What you need to do: Select every line below containing the word "code".

· · · · · · ·

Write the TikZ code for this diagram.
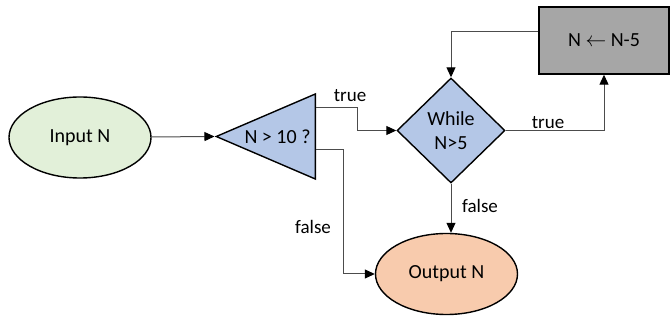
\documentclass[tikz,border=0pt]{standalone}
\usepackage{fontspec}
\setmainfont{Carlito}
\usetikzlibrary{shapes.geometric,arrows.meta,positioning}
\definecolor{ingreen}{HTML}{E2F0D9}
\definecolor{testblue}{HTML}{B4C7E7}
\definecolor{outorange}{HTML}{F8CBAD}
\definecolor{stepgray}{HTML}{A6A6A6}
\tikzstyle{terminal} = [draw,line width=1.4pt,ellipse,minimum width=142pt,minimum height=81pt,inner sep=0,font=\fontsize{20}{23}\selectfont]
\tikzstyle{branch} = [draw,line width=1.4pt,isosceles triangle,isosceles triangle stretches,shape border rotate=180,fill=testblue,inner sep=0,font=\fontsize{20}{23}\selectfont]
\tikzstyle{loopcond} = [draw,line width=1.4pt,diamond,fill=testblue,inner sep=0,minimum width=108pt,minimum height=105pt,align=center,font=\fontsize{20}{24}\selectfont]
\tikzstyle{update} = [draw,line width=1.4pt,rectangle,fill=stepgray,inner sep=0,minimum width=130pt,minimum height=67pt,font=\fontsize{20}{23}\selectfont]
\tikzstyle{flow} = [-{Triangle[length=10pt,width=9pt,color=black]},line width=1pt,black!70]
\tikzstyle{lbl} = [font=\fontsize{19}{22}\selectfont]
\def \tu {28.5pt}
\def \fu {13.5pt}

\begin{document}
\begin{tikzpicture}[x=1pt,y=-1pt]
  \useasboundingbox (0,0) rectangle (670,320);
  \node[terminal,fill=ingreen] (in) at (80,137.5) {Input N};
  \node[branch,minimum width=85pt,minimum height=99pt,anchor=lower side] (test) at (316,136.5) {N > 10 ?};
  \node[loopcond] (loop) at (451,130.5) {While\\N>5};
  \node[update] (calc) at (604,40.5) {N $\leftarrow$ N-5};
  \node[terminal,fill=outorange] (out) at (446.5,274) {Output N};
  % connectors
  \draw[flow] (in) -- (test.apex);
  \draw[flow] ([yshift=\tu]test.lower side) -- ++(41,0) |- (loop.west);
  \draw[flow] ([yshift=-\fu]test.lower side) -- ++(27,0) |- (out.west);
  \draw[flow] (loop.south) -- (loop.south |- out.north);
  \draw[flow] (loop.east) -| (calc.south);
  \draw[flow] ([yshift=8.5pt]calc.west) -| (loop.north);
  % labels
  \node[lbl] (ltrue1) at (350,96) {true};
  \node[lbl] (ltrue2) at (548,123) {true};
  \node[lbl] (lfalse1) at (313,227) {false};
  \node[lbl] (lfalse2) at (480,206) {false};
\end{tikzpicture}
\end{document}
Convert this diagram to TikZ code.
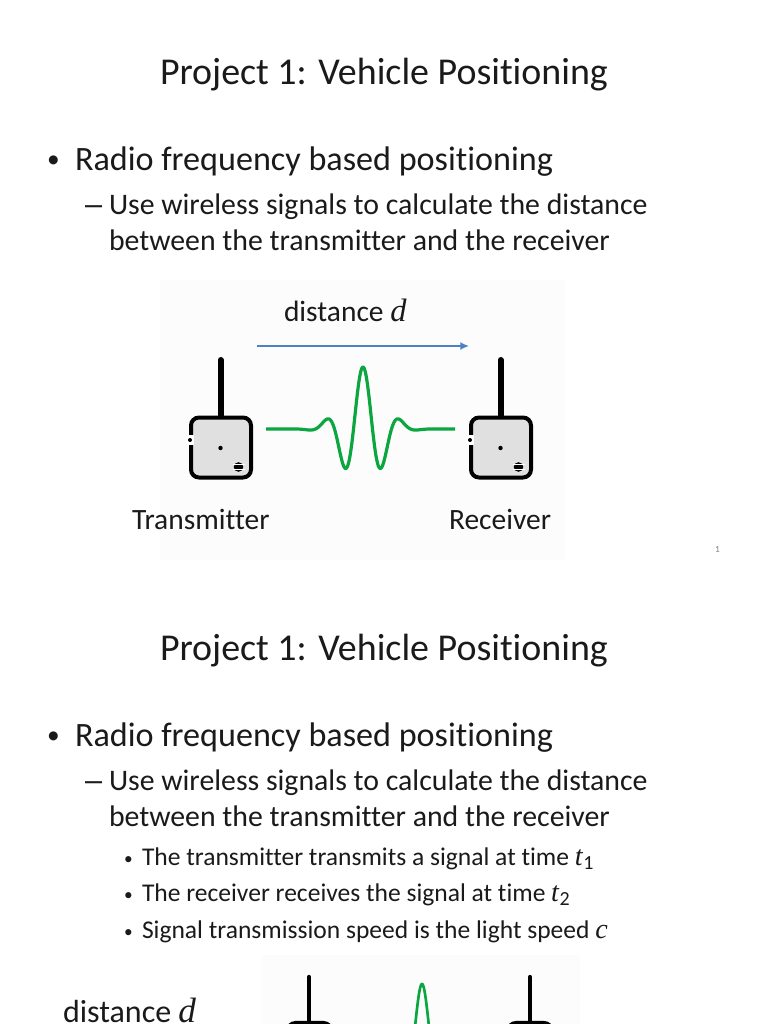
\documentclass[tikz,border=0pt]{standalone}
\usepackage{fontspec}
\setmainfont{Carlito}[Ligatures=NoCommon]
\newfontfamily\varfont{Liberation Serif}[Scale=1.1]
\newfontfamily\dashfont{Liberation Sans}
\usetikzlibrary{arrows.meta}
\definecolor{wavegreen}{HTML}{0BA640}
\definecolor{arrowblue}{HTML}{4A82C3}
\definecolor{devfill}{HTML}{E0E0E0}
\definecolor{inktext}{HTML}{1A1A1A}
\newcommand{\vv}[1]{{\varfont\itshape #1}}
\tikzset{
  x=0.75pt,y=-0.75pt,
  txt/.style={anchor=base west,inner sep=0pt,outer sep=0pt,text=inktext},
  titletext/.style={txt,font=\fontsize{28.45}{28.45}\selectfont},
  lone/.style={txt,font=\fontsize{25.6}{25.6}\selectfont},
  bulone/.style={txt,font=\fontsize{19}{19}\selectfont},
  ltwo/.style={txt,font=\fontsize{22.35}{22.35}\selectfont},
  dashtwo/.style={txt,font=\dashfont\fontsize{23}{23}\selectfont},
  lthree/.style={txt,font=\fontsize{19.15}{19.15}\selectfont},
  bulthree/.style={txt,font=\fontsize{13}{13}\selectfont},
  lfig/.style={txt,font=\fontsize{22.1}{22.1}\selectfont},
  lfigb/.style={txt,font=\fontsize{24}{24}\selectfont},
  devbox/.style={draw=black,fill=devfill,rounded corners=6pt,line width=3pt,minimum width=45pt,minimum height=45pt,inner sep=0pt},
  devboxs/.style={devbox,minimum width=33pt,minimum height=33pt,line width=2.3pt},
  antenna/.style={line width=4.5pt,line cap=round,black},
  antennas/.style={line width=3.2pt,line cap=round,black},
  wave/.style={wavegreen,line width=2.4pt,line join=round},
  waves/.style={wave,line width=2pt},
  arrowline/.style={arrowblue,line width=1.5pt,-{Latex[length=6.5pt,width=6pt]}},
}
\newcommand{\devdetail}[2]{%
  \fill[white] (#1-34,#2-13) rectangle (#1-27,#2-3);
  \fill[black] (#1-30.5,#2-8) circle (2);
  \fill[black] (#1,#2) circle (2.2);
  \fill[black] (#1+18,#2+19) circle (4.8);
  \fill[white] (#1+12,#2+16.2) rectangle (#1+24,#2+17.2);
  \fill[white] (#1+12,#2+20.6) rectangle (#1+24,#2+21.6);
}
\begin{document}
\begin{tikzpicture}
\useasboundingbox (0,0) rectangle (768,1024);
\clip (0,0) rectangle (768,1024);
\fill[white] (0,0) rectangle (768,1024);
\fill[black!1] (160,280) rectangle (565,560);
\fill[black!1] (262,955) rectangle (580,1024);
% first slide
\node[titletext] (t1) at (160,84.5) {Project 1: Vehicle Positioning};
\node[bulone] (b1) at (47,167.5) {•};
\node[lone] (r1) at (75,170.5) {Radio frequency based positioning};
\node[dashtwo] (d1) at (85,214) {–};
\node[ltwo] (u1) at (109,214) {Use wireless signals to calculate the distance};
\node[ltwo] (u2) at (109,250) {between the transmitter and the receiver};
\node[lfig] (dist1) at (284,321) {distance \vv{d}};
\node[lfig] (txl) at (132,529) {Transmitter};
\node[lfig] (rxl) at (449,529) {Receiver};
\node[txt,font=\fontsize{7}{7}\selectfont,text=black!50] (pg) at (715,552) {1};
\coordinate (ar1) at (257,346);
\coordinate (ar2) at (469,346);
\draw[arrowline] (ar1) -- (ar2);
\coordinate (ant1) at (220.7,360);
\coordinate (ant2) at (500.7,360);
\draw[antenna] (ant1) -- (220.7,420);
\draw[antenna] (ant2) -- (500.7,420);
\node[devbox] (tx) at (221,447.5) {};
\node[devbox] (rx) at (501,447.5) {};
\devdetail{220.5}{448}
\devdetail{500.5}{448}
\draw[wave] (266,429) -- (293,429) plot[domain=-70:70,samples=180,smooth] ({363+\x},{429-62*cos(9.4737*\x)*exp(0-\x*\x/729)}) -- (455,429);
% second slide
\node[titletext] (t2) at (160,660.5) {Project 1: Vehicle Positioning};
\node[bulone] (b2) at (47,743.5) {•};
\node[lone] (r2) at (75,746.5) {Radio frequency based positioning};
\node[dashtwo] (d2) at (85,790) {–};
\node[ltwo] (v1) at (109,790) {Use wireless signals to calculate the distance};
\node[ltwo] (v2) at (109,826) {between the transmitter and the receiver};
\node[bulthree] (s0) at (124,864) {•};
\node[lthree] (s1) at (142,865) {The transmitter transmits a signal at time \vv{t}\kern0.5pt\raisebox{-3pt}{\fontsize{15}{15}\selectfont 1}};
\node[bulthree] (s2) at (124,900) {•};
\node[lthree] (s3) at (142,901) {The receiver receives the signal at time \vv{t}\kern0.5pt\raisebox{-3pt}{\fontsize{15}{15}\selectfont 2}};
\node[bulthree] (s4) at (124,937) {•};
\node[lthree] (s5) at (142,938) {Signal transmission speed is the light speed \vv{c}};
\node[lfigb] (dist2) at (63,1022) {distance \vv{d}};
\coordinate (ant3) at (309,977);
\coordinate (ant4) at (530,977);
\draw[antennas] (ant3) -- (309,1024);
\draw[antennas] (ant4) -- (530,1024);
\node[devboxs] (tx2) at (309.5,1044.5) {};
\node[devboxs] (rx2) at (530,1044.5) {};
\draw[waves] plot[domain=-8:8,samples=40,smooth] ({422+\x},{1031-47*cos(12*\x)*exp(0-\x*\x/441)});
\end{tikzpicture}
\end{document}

· · · · · · ·

Result:
Write the TikZ code for this diagram.
Convert this diagram to TikZ code.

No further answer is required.